— start of Exercise input —

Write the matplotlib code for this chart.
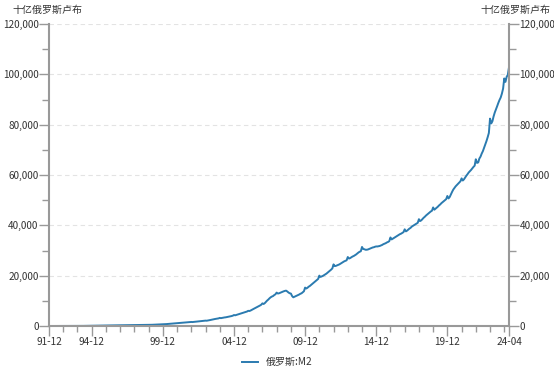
import matplotlib
matplotlib.use("Agg")
import matplotlib.pyplot as plt
import matplotlib.dates as mdates
from matplotlib.ticker import FuncFormatter, MultipleLocator
import pandas as pd

plt.rcParams['font.family'] = ['Noto Sans CJK SC', 'DejaVu Sans']

# Russia M2, billion rubles, monthly from 1991-12 to 2024-04
m2_1990s = [
    0.96,
    1.1, 1.3, 1.5, 1.7, 1.9, 2.2, 2.6, 3.0, 3.5, 4.0, 4.6, 5.3,
    6.0, 7.0, 8.2, 9.5, 11.0, 12.8, 15.0, 17.5, 20.5, 24.0, 28.0, 32.6,
    34, 37, 40.5, 44, 48, 53, 58, 63.5, 70, 78, 87, 97.8,
    100, 107, 115, 125, 136, 148, 160, 172, 185, 195, 205, 220.8,
    218, 222, 228, 234, 240, 248, 254, 258, 262, 268, 276, 295.2,
    290, 296, 305, 315, 325, 337, 345, 350, 356, 362, 368, 384.5,
    375, 378, 382, 386, 387, 386, 385, 380, 395, 410, 425, 448.3,
    450, 465, 485, 505, 525, 550, 575, 600, 620, 640, 665, 704.7,
]
m2_2000s = [
    690, 720, 760, 800, 840, 880, 920, 960, 1000, 1040, 1080, 1144,
    1120, 1160, 1200, 1250, 1300, 1340, 1380, 1420, 1460, 1500, 1540, 1603,
    1570, 1620, 1680, 1720, 1760, 1800, 1850, 1900, 1950, 2000, 2050, 2135,
    2100, 2180, 2270, 2370, 2480, 2600, 2700, 2780, 2850, 2930, 3030, 3213,
    3120, 3200, 3300, 3400, 3450, 3550, 3650, 3750, 3850, 3950, 4100, 4363,
    4250, 4400, 4550, 4700, 4850, 5000, 5150, 5300, 5450, 5600, 5750, 6032,
    5950, 6150, 6400, 6650, 6900, 7150, 7400, 7650, 7900, 8150, 8450, 8996,
    8750, 9100, 9600, 10100, 10500, 11000, 11400, 11700, 11900, 12300, 12600, 13272,
    12900, 13000, 13200, 13400, 13600, 13800, 13950, 14050, 13700, 13300, 13000, 12900,
    11900, 11400, 11600, 11800, 12000, 12300, 12500, 12800, 13000, 13400, 13800, 15268,
]
m2_2010s = [
    14900, 15200, 15600, 15900, 16300, 16700, 17100, 17500, 17900, 18300, 18700, 20012,
    19500, 19700, 19900, 20200, 20500, 20800, 21200, 21600, 22000, 22400, 22900, 24483,
    23800, 23900, 24100, 24300, 24500, 24800, 25100, 25400, 25700, 25900, 26100, 27405,
    26800, 27000, 27300, 27600, 27800, 28100, 28400, 28800, 29200, 29500, 29700, 31405,
    30600, 30500, 30300, 30300, 30400, 30600, 30800, 31000, 31200, 31300, 31500, 31616,
    31600, 31700, 31800, 32000, 32200, 32500, 32700, 32900, 33200, 33400, 33700, 35180,
    34400, 34700, 35000, 35300, 35600, 35900, 36200, 36500, 36700, 37000, 37300, 38418,
    37600, 37900, 38300, 38700, 39000, 39500, 39800, 40100, 40400, 40700, 41000, 42442,
    41700, 42000, 42500, 43000, 43400, 43900, 44300, 44700, 45100, 45500, 45800, 47109,
    46200, 46600, 47000, 47400, 47900, 48300, 48800, 49200, 49600, 50000, 50400, 51660,
]
m2_2020s = [
    50700, 51300, 52300, 53300, 54200, 54900, 55500, 56000, 56500, 57000, 57500, 58651,
    57800, 58300, 59000, 59700, 60300, 61000, 61500, 62000, 62600, 63200, 63700, 66253,
    64800, 65000, 66500, 67300, 68500, 69500, 70800, 72200, 73500, 75000, 76700, 82412,
    80500, 81400, 83200, 84800, 86000, 87300, 88600, 89800, 90800, 92300, 94300, 98366,
    97000, 99000, 99800, 102800,
]

m2 = m2_1990s + m2_2000s + m2_2010s + m2_2020s
dates = pd.date_range('1991-12-01', periods=len(m2), freq='MS')

label_dates = ['1991-12-01', '1994-12-01', '1999-12-01', '2004-12-01',
               '2009-12-01', '2014-12-01', '2019-12-01', '2024-04-01']
unit = '十亿俄罗斯卢布'
series_name = '俄罗斯:M2'

fig = plt.figure(figsize=(5.54, 3.69), dpi=100)
ax = fig.add_axes([49 / 554, 1 - 326 / 369, 460 / 554, 302 / 369])

ax.plot(dates, m2, color='#2b7bb0', lw=1.4, label=series_name)

ax.set_xlim(dates[0], dates[-1])
ax.set_ylim(0, 120000)

axis_col = '#999999'
text_col = '#333333'
for side in ['left', 'right', 'bottom']:
    ax.spines[side].set_color(axis_col)
    ax.spines[side].set_linewidth(1.5)
ax.spines['top'].set_visible(False)

ax.yaxis.set_major_locator(MultipleLocator(20000))
ax.yaxis.set_minor_locator(MultipleLocator(10000))
ax.yaxis.set_major_formatter(FuncFormatter(lambda v, p: f'{v:,.0f}'))
ax.grid(axis='y', which='major', color='#e3e3e3', ls=(0, (4, 3)), lw=0.8)

ax.set_xticks(pd.to_datetime(label_dates))
ax.xaxis.set_major_formatter(mdates.DateFormatter('%y-%m'))
ax.xaxis.set_minor_locator(mdates.MonthLocator(bymonth=12))

ax.tick_params(axis='both', which='both', colors=axis_col, labelcolor=text_col,
               labelsize=7.2)
ax.tick_params(axis='y', which='major', length=7, width=1, pad=0.5,
               right=True, labelright=True)
ax.tick_params(axis='y', which='minor', length=5, width=1, right=True)
ax.tick_params(axis='x', which='major', length=7, width=1, pad=1)
ax.tick_params(axis='x', which='minor', length=4, width=1)

fig.text(12 / 554, 1 - 10 / 369, unit, fontsize=7.2, color=text_col,
         ha='left', va='center')
fig.text(550 / 554, 1 - 10 / 369, unit, fontsize=7.2, color=text_col,
         ha='right', va='center')

fig.legend(loc='center', bbox_to_anchor=(277 / 554, 1 - 362 / 369), frameon=False,
           fontsize=7.2, handlelength=1.6, labelcolor=text_col)

fig.savefig('out.png', dpi=100)
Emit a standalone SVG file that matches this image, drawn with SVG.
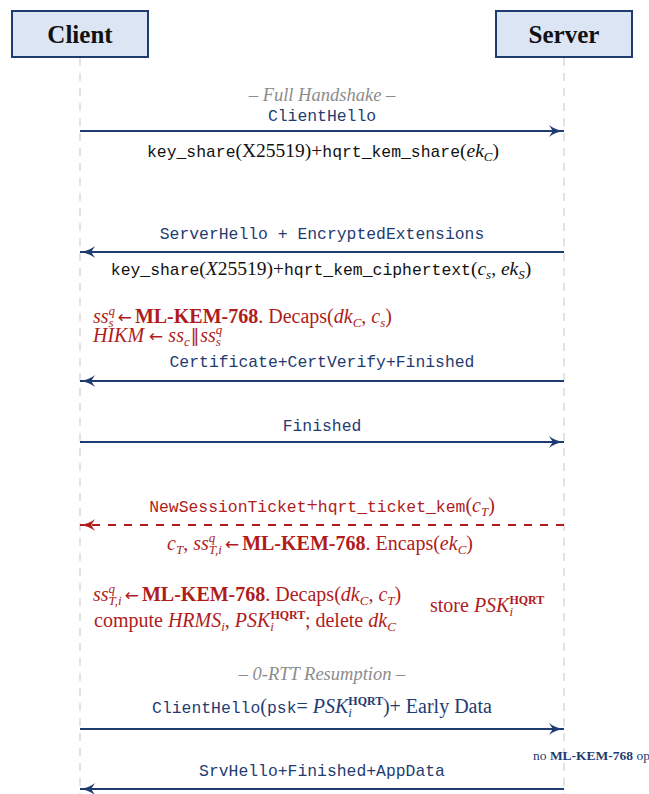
<svg xmlns="http://www.w3.org/2000/svg" width="649" height="794" viewBox="0 0 649 794">
<defs>
<style>
text{font-family:"Liberation Serif",serif;font-size:20px}
.m{font-family:"Liberation Mono",monospace;font-size:16.4px}
.blue{fill:#1f3c72}
.red{fill:#b01c1c}
.blk{fill:#111}
.gray{fill:#8c8c8c;font-style:italic;font-size:18.5px}
.i{font-style:italic}
.b{font-weight:bold}
.s{font-size:13px}
.xs{font-size:12px;font-weight:bold}
.ar{font-family:"DejaVu Sans",sans-serif;font-size:17px}
.c{text-anchor:middle}
.box{fill:#dbe5f4;stroke:#1f3c72;stroke-width:2}
.life{stroke:#d9d9d9;stroke-width:1.5;stroke-dasharray:8 7;fill:none}
.arr{stroke:#1f3c72;stroke-width:2;fill:none}
.arr-r{stroke:#b01c1c;stroke-width:2;fill:none;stroke-dasharray:8 8}
</style>
<marker id="ah" markerUnits="userSpaceOnUse" markerWidth="16" markerHeight="13" refX="15" refY="6.5" orient="auto" overflow="visible">
<path d="M0,0.5 C4,3.8 9.5,5.7 15,6.5 C9.5,7.3 4,9.2 0,12.5 L3.8,6.5 Z" fill="#1f3c72"/>
</marker>
<marker id="ahr" markerUnits="userSpaceOnUse" markerWidth="16" markerHeight="13" refX="15" refY="6.5" orient="auto" overflow="visible">
<path d="M0,0.5 C4,3.8 9.5,5.7 15,6.5 C9.5,7.3 4,9.2 0,12.5 L3.8,6.5 Z" fill="#b01c1c"/>
</marker>
</defs>
<rect width="649" height="794" fill="#fff"/>

<g id="lifelines">
<line class="life" x1="80" y1="58" x2="80" y2="794"/>
<line class="life" x1="564" y1="58" x2="564" y2="794"/>
</g>

<g id="client">
<rect class="box" x="12" y="11" width="136" height="46"/>
<text x="80" y="43" class="c b blk" style="font-size:25px">Client</text>
</g>
<g id="server">
<rect class="box" x="496" y="11" width="136" height="46"/>
<text x="564" y="43" class="c b blk" style="font-size:25px">Server</text>
</g>

<g id="connectors">
<line class="arr" x1="80" y1="131" x2="564" y2="131" marker-end="url(#ah)"/>
<line class="arr" x1="564" y1="252" x2="80" y2="252" marker-end="url(#ah)"/>
<line class="arr" x1="564" y1="381" x2="80" y2="381" marker-end="url(#ah)"/>
<line class="arr" x1="80" y1="442" x2="564" y2="442" marker-end="url(#ah)"/>
<line class="arr-r" x1="564" y1="525" x2="80" y2="525" marker-end="url(#ahr)"/>
<line class="arr" x1="80" y1="729" x2="564" y2="729" marker-end="url(#ah)"/>
<line class="arr" x1="564" y1="789" x2="80" y2="789" marker-end="url(#ah)"/>
</g>

<g id="full-handshake-label">
<text x="322" y="101" class="c gray">– Full Handshake –</text>
</g>

<g id="msg-clienthello">
<text x="322" y="121" class="c m blue">ClientHello</text>
<text x="323" y="157" class="c blk" style="font-size:19.5px"><tspan class="m">key_share</tspan>(X25519)+<tspan class="m">hqrt_kem_share</tspan>(<tspan class="i">ek</tspan><tspan class="i s" dy="4">C</tspan><tspan dy="-4">)</tspan></text>
</g>

<g id="msg-serverhello">
<text x="322" y="239" class="c m blue">ServerHello + EncryptedExtensions</text>
<text x="321" y="275" class="c blk" style="font-size:19.5px"><tspan class="m">key_share</tspan>(<tspan class="i">X</tspan>25519)+<tspan class="m">hqrt_kem_ciphertext</tspan>(<tspan class="i">c</tspan><tspan class="i s" dy="4">s</tspan><tspan dy="-4">, </tspan><tspan class="i">ek</tspan><tspan class="i s" dy="4">S</tspan><tspan dy="-4">)</tspan></text>
</g>

<g id="client-decaps">
<text x="93" y="323" class="red"><tspan class="i">ss</tspan><tspan class="i s" dy="-8">q</tspan><tspan class="i s" dx="-6.5" dy="12">s</tspan><tspan class="ar" dy="-4" dx="4">←</tspan><tspan class="b" dx="3">ML-KEM-768</tspan>. Decaps(<tspan class="i">dk</tspan><tspan class="i s" dy="4">C</tspan><tspan dy="-4">, </tspan><tspan class="i">c</tspan><tspan class="i s" dy="4">s</tspan><tspan dy="-4">)</tspan></text>
<text x="93" y="342" class="red"><tspan class="i">HIKM</tspan> <tspan class="ar">←</tspan> <tspan class="i">ss</tspan><tspan class="i s" dy="4">c</tspan><tspan class="ar" dy="-4" dx="1">‖</tspan><tspan class="i" dx="1">ss</tspan><tspan class="i s" dy="-8">q</tspan><tspan class="i s" dx="-6.5" dy="12">s</tspan></text>
</g>

<g id="msg-certificate">
<text x="322" y="367" class="c m blue">Certificate+CertVerify+Finished</text>
</g>

<g id="msg-finished">
<text x="322" y="431" class="c m blue">Finished</text>
</g>

<g id="msg-ticket">
<text x="322" y="512" class="c red"><tspan class="m">NewSessionTicket</tspan>+<tspan class="m">hqrt_ticket_kem</tspan>(<tspan class="i">c</tspan><tspan class="i s" dy="4">T</tspan><tspan dy="-4">)</tspan></text>
<text x="320" y="550" class="c red"><tspan class="i">c</tspan><tspan class="i s" dy="4">T</tspan><tspan dy="-4">, </tspan><tspan class="i">ss</tspan><tspan class="i s" dy="-8">q</tspan><tspan class="i s" dx="-6.5" dy="12">T,i</tspan><tspan class="ar" dy="-4" dx="3">←</tspan><tspan class="b" dx="3">ML-KEM-768</tspan>. Encaps(<tspan class="i">ek</tspan><tspan class="i s" dy="4">C</tspan><tspan dy="-4">)</tspan></text>
</g>

<g id="client-ticket-decaps">
<text x="93" y="601" class="red"><tspan class="i">ss</tspan><tspan class="i s" dy="-8">q</tspan><tspan class="i s" dx="-6.5" dy="12">T,i</tspan><tspan class="ar" dy="-4" dx="3">←</tspan><tspan class="b" dx="3">ML-KEM-768</tspan>. Decaps(<tspan class="i">dk</tspan><tspan class="i s" dy="4">C</tspan><tspan dy="-4">, </tspan><tspan class="i">c</tspan><tspan class="i s" dy="4">T</tspan><tspan dy="-4">)</tspan></text>
<text x="94" y="627" class="red">compute <tspan class="i">HRMS</tspan><tspan class="i s" dy="4">i</tspan><tspan dy="-4">, </tspan><tspan class="i">PSK</tspan><tspan class="xs" dy="-8">HQRT</tspan><tspan class="i s" dx="-35" dy="12">i</tspan><tspan dy="-4" dx="31">; delete </tspan><tspan class="i">dk</tspan><tspan class="i s" dy="4">C</tspan></text>
</g>

<g id="server-store">
<text x="430" y="612" class="red">store <tspan class="i">PSK</tspan><tspan class="xs" dy="-8">HQRT</tspan><tspan class="i s" dx="-35" dy="12">i</tspan></text>
</g>

<g id="resumption-label">
<text x="322" y="680" class="c gray">– 0-RTT Resumption –</text>
</g>

<g id="msg-clienthello-psk">
<text x="322" y="713" class="c blue"><tspan class="m">ClientHello</tspan>(<tspan class="m">psk</tspan>= <tspan class="i">PSK</tspan><tspan class="xs" dy="-8">HQRT</tspan><tspan class="i s" dx="-35" dy="12">i</tspan><tspan dy="-4" dx="31">)+ Early Data</tspan></text>
</g>

<g id="server-note">
<text x="533" y="760" class="blue" style="font-size:13.5px">no <tspan class="b">ML-KEM-768</tspan> op</text>
</g>

<g id="msg-srvhello">
<text x="322" y="776" class="c m blue">SrvHello+Finished+AppData</text>
</g>
</svg>
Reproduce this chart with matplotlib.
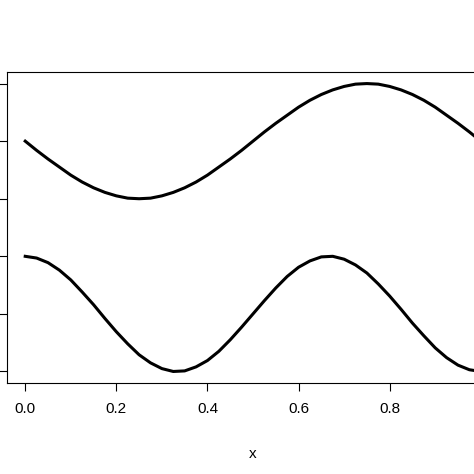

— end of Exercise input —

What the task requires: Stop after the line containing "plt.rcParams['font.family'] = ['Noto": copy the records exactly from the first line up to there, leaving pictures out.

Solved problem:
Write the matplotlib code for this chart.
import matplotlib
matplotlib.use("Agg")
import matplotlib.pyplot as plt
import matplotlib.dates as mdates
from matplotlib.ticker import FuncFormatter, MultipleLocator
import pandas as pd

plt.rcParams['font.family'] = ['Noto Sans CJK SC', 'DejaVu Sans']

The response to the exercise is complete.